The surprise withdrawal by the former New York City police commissioner sent Bush back in search of a nominee to head the sprawling Homeland Security Department, which was created after Sept. 11, 2001, to improve coordination and protection against future terrorist attacks.

On Saturday, former New York mayor Rudy Giuliani, who has been mentioned as a possible choice, expressed no interest in the job. “I am not a candidate,” he told reporters.

Sen. Susan Collins, the Maine Republican who heads the Senate committee that will take up the nomination, said two “terrific choices” would be Asa Hutchinson, the department’s undersecretary for border and transportation security, and Sen. Joe Lieberman, D-Conn.

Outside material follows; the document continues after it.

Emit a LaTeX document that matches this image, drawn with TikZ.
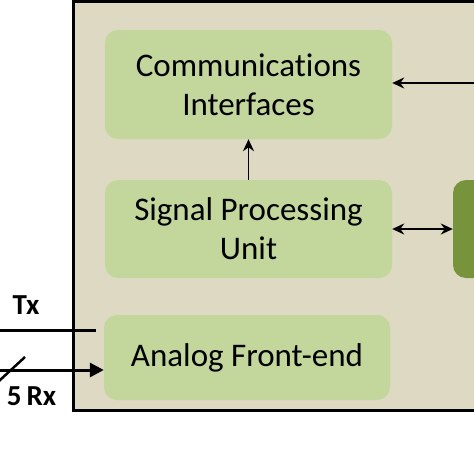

Among the names that had been circulating for the post before Kerik’s selection on Dec. 3 were Joe Allbaugh, former director of the Federal Emergency Management Agency; Mike Leavitt, former Utah governor and now head of the Environmental Protection Agency; and White House homeland security adviser Fran Townsend.

But it was still possible that the White House would break the search wide open again rather than return to the previous stable of top contenders, said a senior administration official, speaking on condition of anonymity.

Meanwhile, questions continued over how the White House review process could have missed the kind of “nanny problem” that scuttled high-level appointments in both the Clinton administration and the first Bush administration.

“There’s a standard vetting process that we go through with all nominees and certainly we did that” with Kerik, White House spokeswoman Claire Buchan said. She said it was solely Kerik’s decision to withdraw late Friday.